Until that happens, Marino proposes this workable solution:
“First, all MLB teams could provide their Minor Leaguers with housing and three meals per day during the season. The search for adequate housing and nutrition during the season is a constant burden for Minor League players. Taking those concerns off their plate would not only improve players’ lives considerably, it would also yield significant player development benefits. You don’t create a Major League player by forcing him to eat late night fast food or spend sleepless nights on an air mattress.
Second, all MLB teams could pay Minor Leaguers their salary 12 months per year. When players attend Spring Training or winter workouts in order to improve their skills, they are providing a contractual service to the team that employs them. Not only is it unfair and illogical for this work to be unpaid, but it also disincentivizes players from doing this work. MLB teams would be better off if their future Major Leaguers could spend all year focused on improving their skills, rather than squeezing in workouts between the odd jobs they work to make ends meet.”

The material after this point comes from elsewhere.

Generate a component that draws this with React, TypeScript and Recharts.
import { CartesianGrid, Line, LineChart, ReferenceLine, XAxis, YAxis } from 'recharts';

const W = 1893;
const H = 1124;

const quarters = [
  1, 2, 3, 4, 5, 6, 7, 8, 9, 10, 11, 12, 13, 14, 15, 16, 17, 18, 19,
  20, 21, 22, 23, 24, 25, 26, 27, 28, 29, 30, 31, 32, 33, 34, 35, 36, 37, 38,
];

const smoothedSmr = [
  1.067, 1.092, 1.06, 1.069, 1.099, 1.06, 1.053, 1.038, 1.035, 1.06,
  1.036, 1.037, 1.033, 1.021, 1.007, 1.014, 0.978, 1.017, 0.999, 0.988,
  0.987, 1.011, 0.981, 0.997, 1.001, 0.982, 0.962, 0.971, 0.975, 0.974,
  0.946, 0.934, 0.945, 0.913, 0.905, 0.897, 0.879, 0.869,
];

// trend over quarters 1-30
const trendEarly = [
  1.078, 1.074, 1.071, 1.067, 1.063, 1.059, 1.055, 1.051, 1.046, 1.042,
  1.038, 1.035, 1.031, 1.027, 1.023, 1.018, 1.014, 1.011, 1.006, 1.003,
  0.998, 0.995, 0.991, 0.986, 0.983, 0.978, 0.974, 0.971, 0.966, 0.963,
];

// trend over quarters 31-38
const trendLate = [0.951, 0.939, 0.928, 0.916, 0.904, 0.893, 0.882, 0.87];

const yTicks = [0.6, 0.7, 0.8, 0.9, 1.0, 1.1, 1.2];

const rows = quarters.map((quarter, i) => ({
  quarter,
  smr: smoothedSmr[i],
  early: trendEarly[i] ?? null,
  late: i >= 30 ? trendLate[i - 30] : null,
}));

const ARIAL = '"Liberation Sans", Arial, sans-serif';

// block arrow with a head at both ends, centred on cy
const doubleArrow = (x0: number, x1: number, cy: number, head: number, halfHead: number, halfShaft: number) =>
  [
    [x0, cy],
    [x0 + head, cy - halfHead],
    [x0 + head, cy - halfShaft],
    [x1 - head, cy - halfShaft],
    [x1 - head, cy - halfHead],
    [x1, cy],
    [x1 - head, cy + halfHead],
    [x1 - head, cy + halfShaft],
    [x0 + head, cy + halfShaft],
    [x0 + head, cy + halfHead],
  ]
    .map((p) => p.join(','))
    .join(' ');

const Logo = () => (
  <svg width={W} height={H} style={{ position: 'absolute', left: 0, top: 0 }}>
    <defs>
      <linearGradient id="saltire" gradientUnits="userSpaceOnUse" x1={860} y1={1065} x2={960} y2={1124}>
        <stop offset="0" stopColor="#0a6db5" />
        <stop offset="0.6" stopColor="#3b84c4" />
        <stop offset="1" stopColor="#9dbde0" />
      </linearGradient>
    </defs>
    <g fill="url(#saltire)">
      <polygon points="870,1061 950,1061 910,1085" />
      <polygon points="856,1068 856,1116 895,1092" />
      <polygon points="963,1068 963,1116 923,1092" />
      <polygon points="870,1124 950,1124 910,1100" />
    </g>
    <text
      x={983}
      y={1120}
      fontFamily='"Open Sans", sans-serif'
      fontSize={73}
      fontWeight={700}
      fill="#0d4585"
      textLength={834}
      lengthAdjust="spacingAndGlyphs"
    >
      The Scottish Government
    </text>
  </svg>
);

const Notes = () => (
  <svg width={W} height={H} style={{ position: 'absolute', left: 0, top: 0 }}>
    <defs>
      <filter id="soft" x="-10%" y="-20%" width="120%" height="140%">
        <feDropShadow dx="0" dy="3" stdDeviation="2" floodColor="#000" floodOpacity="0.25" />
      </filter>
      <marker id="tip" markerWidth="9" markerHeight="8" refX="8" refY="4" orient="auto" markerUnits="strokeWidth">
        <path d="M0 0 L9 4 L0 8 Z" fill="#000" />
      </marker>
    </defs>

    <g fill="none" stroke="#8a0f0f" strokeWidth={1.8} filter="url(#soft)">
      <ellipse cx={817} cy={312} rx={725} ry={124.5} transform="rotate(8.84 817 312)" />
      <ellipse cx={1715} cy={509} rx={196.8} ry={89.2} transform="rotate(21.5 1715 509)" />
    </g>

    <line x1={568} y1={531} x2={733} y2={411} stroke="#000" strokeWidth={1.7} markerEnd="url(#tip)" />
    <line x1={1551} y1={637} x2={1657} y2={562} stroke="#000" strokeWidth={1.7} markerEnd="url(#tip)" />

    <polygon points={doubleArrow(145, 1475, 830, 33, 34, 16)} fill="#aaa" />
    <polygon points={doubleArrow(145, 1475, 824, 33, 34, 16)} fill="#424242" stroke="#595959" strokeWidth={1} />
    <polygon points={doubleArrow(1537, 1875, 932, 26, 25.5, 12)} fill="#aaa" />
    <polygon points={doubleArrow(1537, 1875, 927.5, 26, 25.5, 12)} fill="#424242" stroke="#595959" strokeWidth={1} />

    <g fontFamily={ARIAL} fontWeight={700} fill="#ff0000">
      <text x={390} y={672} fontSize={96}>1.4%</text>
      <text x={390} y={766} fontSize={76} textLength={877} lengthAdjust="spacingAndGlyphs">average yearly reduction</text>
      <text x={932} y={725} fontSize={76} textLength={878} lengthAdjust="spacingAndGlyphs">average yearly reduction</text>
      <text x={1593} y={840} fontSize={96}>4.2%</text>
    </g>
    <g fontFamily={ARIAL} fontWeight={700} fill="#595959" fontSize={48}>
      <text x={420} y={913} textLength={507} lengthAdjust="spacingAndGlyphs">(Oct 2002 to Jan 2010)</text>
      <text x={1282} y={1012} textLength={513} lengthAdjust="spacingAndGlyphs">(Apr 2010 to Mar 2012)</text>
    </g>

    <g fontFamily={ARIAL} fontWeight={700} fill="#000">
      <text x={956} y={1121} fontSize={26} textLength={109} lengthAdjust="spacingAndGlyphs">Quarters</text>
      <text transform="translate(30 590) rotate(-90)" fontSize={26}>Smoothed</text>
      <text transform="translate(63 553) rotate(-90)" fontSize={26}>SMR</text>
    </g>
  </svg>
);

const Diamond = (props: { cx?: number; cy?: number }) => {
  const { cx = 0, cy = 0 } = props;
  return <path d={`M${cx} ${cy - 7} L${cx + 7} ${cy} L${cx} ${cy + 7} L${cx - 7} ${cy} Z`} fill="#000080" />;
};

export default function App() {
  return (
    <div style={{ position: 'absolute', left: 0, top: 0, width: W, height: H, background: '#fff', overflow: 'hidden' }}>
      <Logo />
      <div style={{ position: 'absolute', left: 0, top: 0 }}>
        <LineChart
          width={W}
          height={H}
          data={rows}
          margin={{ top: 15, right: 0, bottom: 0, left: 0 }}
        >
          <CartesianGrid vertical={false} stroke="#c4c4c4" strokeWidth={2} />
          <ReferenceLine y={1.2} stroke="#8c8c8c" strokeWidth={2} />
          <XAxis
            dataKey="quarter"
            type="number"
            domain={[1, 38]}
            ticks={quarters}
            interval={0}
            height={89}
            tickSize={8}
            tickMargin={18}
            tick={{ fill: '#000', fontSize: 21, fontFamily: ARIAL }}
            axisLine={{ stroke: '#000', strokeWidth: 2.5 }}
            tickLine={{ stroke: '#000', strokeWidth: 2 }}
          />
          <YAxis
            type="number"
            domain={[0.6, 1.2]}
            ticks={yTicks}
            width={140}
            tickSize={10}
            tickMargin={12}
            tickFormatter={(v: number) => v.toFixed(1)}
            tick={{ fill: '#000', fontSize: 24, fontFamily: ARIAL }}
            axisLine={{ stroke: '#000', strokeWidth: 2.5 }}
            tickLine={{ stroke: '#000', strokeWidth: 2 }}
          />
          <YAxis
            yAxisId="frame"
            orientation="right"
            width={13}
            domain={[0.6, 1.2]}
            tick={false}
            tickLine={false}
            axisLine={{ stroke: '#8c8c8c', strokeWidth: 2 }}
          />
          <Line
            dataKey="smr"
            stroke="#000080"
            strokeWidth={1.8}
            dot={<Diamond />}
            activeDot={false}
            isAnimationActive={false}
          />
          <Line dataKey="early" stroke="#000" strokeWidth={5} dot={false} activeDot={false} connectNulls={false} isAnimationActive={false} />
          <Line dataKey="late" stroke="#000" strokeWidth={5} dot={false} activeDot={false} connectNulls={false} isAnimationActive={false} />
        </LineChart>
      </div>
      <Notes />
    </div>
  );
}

It can’t be overstated that this power imbalance is both a practical and legal one. Marino shared that MLB teams have demonstrated a willingness to change their course of conduct when players have used the group to shine a light on particular instances of mistreatment. That only strengthened the view that there is room for Advocates for Minor Leaguers to work together with MLB teams to improve the situation for Minor Leaguers across the board.
Michael Epstein, a New Jersey lawyer, argues with Marino that it wouldn’t be difficult to institute a contractual living wage within Minor-League contracts:
“While Minor League contracts are more complicated than most of us would imagine they are,
every Minor League contract could contain a very simple clause acknowledging a agreed-upon league-wide minimum annual salary. If the goal of the players and their advocates is currently $15,000 per year, that can be a contractual term, along with annual percentage increases to account for cost of living.”

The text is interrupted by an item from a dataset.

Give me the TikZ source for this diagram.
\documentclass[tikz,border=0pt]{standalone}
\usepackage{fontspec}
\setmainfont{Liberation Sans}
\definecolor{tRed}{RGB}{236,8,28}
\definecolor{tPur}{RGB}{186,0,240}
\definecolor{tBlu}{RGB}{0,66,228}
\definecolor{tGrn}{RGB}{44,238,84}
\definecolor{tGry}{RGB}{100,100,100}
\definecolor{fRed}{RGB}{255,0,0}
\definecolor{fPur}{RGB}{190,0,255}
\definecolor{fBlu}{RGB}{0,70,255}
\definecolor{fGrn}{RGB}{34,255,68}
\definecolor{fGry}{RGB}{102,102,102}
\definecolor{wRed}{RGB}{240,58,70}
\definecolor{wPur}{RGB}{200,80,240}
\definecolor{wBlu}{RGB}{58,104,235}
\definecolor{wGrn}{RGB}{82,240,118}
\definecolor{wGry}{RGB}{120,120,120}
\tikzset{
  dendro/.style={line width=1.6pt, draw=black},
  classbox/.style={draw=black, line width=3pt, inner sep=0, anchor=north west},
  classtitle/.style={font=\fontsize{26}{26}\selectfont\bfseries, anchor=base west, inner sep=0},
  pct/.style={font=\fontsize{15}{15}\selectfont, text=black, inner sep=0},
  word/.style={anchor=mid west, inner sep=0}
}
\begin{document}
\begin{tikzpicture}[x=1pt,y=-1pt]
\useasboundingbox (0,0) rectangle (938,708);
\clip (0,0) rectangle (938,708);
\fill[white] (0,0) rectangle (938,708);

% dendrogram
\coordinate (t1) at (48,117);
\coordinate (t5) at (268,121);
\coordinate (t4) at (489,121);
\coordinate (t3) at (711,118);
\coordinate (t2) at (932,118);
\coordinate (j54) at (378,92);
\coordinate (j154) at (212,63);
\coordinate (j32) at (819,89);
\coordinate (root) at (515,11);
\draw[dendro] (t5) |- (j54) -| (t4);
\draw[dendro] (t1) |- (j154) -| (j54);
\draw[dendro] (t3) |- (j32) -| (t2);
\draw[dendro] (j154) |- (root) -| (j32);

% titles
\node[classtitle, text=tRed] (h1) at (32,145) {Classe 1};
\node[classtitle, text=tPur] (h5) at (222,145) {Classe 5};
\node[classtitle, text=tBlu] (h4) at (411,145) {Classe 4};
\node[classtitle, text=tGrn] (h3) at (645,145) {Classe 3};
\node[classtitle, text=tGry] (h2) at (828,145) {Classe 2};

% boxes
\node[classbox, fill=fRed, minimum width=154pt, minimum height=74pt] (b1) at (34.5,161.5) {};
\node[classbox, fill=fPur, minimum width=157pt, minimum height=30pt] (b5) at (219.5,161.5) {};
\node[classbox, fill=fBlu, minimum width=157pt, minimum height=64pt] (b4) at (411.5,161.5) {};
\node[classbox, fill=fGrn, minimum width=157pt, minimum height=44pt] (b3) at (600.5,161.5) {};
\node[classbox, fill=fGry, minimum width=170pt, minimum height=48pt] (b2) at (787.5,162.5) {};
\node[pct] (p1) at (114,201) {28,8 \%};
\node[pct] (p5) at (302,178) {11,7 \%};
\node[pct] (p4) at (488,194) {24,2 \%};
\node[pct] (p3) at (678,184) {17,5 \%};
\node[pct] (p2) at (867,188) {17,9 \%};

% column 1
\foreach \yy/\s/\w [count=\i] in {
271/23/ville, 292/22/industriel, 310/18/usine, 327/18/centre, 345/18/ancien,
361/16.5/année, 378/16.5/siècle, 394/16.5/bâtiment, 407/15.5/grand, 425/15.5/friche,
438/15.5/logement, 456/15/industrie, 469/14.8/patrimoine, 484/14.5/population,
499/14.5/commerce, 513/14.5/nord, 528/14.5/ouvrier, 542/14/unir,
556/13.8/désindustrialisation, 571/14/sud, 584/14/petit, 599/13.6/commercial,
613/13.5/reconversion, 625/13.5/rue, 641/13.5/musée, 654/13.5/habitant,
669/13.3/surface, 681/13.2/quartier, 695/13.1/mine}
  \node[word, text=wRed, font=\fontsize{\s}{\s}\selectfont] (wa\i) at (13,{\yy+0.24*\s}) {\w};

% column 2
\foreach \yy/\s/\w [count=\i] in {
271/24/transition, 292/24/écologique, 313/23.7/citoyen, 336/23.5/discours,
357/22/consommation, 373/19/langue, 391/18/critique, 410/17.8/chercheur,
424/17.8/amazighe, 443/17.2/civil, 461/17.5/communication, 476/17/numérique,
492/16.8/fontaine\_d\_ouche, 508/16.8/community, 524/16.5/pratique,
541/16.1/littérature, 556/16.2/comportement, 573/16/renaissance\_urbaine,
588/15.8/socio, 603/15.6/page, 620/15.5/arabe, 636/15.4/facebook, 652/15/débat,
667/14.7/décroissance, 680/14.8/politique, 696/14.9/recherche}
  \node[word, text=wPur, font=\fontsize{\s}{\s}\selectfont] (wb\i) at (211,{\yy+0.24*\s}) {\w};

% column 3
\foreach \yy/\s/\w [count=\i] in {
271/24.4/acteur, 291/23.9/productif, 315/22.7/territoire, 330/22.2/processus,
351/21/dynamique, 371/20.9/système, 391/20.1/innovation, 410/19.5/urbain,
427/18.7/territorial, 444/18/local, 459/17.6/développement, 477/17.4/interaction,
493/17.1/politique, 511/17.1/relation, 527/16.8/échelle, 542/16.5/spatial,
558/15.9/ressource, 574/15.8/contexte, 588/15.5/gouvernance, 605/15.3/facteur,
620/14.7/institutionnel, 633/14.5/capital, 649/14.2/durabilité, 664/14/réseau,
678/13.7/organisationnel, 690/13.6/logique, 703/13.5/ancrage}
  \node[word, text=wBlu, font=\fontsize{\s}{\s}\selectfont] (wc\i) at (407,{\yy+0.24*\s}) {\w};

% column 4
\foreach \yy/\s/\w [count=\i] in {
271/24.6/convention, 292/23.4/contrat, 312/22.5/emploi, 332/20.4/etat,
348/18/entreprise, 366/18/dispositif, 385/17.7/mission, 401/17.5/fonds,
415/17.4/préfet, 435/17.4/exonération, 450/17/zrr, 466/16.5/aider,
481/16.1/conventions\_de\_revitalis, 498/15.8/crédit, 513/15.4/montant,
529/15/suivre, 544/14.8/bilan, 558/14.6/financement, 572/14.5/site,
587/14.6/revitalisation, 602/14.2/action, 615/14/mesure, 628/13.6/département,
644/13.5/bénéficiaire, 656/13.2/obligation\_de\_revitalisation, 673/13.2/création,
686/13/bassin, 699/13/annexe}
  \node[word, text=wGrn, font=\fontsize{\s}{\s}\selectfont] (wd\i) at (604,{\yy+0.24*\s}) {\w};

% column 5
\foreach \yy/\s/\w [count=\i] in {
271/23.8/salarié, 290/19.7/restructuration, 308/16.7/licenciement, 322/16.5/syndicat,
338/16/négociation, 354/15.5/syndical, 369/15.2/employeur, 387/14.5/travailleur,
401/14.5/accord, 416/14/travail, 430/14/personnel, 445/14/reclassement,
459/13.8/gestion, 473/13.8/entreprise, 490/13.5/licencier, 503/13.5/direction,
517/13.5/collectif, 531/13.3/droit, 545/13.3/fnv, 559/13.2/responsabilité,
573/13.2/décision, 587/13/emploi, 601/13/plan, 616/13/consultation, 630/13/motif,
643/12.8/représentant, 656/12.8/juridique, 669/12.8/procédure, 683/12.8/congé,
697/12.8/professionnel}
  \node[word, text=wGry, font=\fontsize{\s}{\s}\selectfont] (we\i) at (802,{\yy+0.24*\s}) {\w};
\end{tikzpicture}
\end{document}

Just as I remember watching Broshuis play, I remember more recently watching Bryce Harper play, in both single-A Hagerstown (the team is sadly no more, leaving behind the classic century-old Municipal Stadium and Rita’s root beer ices) and AA Harrisburg, Harper, who will earn $27.5 million this year, could have easily been one of the minor-leaguers who just never made it. Even the brightest young stars deal with a history of injuries, playing behind exceptionally good players in their position within the MLB and farm team organizations, or simply run into a personal talent plateau that they can’t overcome. And just a reminder to all of us – even if Harper didn’t make it to the majors, he would have made millions off his signing bonus and is truly exceptional in that respect.

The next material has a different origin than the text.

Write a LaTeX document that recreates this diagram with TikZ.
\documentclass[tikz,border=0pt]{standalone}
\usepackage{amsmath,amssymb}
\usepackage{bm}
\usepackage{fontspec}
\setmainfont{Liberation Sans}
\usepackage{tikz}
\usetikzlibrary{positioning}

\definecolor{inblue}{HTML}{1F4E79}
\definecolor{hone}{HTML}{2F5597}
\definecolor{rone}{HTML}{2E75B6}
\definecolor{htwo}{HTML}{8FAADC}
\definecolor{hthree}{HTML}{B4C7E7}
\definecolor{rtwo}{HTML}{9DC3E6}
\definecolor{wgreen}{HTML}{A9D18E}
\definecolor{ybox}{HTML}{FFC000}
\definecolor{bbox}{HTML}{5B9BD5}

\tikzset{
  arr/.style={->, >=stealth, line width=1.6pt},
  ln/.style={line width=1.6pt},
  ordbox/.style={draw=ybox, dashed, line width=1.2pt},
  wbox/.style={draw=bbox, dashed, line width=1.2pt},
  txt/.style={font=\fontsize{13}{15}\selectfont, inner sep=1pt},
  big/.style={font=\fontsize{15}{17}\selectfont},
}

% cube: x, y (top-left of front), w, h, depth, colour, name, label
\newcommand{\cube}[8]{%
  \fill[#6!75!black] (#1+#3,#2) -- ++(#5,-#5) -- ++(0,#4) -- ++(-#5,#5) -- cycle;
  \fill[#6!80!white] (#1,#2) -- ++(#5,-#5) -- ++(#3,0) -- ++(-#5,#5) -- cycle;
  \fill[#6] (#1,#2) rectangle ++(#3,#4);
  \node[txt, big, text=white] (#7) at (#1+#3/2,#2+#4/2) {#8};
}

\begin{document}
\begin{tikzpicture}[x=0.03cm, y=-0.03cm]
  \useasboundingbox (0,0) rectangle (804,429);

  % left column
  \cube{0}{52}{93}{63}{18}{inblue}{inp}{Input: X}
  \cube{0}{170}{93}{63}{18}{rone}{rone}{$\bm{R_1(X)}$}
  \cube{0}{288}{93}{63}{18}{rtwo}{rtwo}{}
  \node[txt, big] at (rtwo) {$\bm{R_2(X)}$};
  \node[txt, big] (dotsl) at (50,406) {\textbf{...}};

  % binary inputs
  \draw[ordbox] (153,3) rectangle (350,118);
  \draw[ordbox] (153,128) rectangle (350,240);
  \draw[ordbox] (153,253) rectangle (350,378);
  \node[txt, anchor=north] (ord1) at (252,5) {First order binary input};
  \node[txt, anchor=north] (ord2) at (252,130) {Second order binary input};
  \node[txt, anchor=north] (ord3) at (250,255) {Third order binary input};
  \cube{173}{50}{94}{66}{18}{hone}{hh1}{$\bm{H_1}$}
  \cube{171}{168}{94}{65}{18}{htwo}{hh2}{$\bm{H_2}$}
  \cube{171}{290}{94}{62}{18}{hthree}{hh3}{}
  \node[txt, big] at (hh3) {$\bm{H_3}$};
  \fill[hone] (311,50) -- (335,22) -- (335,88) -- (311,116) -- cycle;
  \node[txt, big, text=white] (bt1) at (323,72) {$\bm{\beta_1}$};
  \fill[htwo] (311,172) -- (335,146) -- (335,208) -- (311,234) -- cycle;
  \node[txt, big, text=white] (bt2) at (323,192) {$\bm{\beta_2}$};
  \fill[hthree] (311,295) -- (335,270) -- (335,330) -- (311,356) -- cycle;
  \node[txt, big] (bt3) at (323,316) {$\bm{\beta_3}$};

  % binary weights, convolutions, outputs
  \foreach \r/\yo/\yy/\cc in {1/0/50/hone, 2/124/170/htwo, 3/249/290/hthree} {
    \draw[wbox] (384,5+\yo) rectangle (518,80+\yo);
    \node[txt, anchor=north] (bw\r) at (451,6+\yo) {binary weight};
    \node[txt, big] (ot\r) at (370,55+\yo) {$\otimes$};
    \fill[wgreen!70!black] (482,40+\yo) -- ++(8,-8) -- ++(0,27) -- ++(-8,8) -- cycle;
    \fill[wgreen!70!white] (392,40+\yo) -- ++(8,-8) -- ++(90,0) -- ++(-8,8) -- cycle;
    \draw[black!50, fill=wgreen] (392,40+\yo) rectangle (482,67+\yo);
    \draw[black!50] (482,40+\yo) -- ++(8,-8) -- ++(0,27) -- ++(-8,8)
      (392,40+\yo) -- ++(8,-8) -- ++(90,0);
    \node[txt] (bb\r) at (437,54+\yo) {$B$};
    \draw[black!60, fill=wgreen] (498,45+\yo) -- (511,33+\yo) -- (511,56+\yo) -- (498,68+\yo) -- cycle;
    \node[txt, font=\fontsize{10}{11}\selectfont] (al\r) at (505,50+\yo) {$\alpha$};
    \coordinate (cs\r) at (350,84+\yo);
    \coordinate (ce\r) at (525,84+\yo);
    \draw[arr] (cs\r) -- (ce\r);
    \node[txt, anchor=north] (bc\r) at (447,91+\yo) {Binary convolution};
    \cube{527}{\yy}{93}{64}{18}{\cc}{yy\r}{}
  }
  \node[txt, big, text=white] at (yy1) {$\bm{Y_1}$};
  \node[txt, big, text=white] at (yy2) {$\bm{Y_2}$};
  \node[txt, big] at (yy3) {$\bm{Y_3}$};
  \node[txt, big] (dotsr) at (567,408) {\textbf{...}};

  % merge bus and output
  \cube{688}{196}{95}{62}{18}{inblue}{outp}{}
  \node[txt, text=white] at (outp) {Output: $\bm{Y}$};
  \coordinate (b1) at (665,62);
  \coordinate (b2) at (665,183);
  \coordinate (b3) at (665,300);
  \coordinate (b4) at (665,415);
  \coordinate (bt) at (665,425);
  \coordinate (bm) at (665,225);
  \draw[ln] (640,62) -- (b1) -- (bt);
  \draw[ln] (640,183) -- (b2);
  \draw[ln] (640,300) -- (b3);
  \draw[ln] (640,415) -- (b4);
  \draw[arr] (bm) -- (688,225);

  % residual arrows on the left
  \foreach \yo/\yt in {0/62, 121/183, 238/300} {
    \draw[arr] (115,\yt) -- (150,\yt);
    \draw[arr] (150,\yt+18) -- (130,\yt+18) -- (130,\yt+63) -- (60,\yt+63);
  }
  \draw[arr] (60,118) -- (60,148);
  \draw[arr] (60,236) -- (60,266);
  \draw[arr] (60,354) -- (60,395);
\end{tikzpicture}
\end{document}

So while the Bryce Harpers of the world do very well for themselves, it’s time that we pay a lot more attention to the hearts, minds, and backs upon which Major League Baseball is truly built. It’s now time for a long-overdue legal reckoning for the game. For the first time in a very long time, this week’s Supreme Court decision in NCAA v. Alston shines an unintentional yet very hopeful light at the end of the tunnel for Minor League baseball players to earn a living wage and to have their labor fairly valued.